The Final Breath: Planetary Nebula and White Dwarf
The outer layers of the giant were now so far from the hot core and so loosely bound that the intense radiation and the thermal pulses blew them into space. This didn't happen all at once, but in waves over tens of thousands of years.
The ejected gas formed a beautiful, often ring-shaped or complex nebula: a Planetary Nebula. This nebula, illuminated by the hot core within, would be visible for a while in IC 1396.
What remained was the exposed, glowing hot core: an extremely dense object the size of Earth, but with nearly the mass of the original star. This is a White Dwarf.
The white dwarf consists mainly of carbon and oxygen and initially glows bright white from residual heat.
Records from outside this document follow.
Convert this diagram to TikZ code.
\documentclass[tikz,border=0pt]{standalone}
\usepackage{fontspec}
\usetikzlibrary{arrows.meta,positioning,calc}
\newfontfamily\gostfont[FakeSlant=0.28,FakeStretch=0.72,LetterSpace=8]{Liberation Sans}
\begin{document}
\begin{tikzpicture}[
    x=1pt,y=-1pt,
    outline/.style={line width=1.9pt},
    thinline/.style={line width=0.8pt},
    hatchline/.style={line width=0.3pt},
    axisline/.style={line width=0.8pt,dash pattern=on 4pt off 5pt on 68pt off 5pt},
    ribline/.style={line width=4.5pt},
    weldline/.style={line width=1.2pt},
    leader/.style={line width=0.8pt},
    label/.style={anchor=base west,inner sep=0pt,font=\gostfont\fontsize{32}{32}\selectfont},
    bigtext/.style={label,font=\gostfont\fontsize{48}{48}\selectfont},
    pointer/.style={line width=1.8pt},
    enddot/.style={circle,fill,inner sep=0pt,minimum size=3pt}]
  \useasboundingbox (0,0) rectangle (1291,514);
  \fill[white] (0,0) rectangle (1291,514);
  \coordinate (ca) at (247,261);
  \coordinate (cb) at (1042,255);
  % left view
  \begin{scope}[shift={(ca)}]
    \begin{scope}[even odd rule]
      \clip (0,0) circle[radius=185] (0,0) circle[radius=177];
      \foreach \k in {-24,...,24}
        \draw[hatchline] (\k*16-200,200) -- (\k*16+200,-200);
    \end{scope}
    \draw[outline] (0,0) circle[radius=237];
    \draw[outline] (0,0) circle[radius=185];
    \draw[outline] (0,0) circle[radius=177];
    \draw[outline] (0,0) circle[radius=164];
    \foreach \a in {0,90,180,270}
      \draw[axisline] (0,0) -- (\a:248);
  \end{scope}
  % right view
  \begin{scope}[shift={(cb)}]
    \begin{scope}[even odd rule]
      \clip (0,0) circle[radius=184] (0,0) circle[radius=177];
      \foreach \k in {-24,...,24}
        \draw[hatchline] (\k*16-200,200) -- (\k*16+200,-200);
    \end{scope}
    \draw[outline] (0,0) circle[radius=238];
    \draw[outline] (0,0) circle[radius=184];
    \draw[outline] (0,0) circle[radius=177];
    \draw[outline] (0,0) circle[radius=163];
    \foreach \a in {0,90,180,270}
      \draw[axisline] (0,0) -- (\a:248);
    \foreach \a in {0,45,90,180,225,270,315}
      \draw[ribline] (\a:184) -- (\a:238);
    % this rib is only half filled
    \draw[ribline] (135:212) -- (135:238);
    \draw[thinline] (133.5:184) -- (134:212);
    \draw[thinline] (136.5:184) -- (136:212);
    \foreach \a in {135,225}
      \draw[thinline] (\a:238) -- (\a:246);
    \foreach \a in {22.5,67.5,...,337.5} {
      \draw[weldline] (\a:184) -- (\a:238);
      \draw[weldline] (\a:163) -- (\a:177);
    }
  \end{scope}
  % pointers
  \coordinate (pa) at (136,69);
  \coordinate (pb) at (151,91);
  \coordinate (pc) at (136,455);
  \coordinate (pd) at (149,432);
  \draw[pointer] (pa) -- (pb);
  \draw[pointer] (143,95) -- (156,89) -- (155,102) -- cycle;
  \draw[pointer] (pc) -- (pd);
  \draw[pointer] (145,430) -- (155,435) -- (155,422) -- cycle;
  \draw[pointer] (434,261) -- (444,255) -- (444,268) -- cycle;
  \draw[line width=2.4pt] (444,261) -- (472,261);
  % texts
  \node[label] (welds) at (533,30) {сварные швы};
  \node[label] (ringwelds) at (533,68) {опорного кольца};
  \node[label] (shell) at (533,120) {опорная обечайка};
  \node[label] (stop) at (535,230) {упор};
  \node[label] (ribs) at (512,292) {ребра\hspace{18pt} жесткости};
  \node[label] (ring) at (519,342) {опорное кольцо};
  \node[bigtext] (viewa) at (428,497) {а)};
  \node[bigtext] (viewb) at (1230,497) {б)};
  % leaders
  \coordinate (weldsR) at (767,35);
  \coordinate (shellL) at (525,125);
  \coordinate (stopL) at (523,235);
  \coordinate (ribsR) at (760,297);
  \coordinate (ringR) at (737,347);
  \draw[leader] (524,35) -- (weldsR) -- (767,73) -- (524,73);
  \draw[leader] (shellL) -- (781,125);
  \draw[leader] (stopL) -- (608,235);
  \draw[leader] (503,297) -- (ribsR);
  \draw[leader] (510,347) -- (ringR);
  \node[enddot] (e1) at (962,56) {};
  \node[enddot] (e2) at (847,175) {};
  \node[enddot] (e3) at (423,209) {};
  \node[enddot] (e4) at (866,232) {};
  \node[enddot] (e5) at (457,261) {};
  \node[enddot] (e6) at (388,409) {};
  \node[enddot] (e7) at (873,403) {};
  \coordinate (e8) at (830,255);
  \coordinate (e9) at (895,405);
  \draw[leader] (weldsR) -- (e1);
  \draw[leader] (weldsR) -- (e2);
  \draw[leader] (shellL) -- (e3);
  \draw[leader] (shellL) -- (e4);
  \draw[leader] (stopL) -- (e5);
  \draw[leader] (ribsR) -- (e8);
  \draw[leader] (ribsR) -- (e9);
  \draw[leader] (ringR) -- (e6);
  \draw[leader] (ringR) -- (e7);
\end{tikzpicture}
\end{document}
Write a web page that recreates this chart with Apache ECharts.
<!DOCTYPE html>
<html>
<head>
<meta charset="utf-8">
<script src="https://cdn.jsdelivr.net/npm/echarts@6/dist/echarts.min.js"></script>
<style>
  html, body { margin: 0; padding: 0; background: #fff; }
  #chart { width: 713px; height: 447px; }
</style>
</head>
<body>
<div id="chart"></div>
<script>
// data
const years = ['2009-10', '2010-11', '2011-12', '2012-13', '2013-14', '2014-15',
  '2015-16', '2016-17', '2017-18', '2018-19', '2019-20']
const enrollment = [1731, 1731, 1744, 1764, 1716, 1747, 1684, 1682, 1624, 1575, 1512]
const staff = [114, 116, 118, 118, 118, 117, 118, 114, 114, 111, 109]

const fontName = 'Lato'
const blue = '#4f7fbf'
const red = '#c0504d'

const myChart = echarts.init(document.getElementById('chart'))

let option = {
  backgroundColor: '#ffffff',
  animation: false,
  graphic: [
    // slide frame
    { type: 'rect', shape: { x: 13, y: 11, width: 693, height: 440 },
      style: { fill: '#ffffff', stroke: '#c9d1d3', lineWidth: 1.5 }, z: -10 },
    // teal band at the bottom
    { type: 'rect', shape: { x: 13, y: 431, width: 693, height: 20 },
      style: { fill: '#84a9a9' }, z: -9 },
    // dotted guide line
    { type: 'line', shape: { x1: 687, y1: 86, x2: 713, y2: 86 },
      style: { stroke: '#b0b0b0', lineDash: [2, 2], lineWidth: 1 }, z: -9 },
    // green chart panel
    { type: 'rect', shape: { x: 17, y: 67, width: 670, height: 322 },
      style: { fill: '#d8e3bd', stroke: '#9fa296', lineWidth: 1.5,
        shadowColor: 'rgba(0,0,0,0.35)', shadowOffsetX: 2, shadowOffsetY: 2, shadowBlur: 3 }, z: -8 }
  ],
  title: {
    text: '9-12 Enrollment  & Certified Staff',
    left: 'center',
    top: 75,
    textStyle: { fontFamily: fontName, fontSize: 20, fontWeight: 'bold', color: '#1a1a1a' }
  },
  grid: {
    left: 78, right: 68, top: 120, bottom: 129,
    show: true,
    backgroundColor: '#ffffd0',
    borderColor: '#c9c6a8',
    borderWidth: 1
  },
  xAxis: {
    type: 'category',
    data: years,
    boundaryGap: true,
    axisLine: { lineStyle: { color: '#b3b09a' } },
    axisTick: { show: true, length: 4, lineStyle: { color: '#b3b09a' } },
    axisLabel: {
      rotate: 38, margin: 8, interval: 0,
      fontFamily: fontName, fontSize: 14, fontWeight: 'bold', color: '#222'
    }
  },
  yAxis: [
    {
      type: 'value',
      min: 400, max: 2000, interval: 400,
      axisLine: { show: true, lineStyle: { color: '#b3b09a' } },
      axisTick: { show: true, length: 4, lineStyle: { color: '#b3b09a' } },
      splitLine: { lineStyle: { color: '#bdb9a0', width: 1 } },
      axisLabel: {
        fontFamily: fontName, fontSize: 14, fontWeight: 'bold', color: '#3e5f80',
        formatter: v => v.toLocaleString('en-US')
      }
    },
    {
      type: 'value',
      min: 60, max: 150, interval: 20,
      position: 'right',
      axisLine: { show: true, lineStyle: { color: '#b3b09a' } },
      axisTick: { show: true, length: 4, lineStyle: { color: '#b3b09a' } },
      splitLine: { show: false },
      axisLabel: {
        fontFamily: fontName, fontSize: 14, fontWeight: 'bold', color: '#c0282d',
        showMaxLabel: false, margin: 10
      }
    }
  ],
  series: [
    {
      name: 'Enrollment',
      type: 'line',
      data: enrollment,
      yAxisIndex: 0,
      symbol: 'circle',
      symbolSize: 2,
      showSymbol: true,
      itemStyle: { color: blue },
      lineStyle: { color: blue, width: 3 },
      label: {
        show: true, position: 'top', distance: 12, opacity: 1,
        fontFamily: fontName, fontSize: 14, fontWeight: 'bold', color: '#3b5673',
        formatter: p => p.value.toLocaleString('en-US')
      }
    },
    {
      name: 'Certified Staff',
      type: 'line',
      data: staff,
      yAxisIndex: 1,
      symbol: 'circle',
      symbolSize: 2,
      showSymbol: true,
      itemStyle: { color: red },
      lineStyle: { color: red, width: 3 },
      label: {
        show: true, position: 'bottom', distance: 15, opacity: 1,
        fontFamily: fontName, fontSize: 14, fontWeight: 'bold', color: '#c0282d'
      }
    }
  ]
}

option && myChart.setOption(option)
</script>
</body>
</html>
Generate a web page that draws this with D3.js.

It has no energy source left for fusion.
Over billions of years, it will slowly cool and dim, first to a fainter Red Dwarf (cooling sequence, not a true star), then a theoretical Blue Dwarf, and eventually a cold, dark Black Dwarf - the quiet end for stars like this.
Conclusion
This life story, from a cold gas cloud in IC 1396 to a cool white dwarf, is called stellar evolution. The mass of the star at its birth determines everything: how quickly it moves through each phase, how bright and hot it is, and how it ultimately dies. Our star of 2.5 solar masses clearly went through the phases Protostar, T Tauri, Herbig Ae/Be, Main Sequence, Red Giant, Helium Burning (Horizontal Branch), AGB Giant, Planetary Nebula, and ended as a White Dwarf. Each step is a direct consequence of the battle between gravity and nuclear fusion.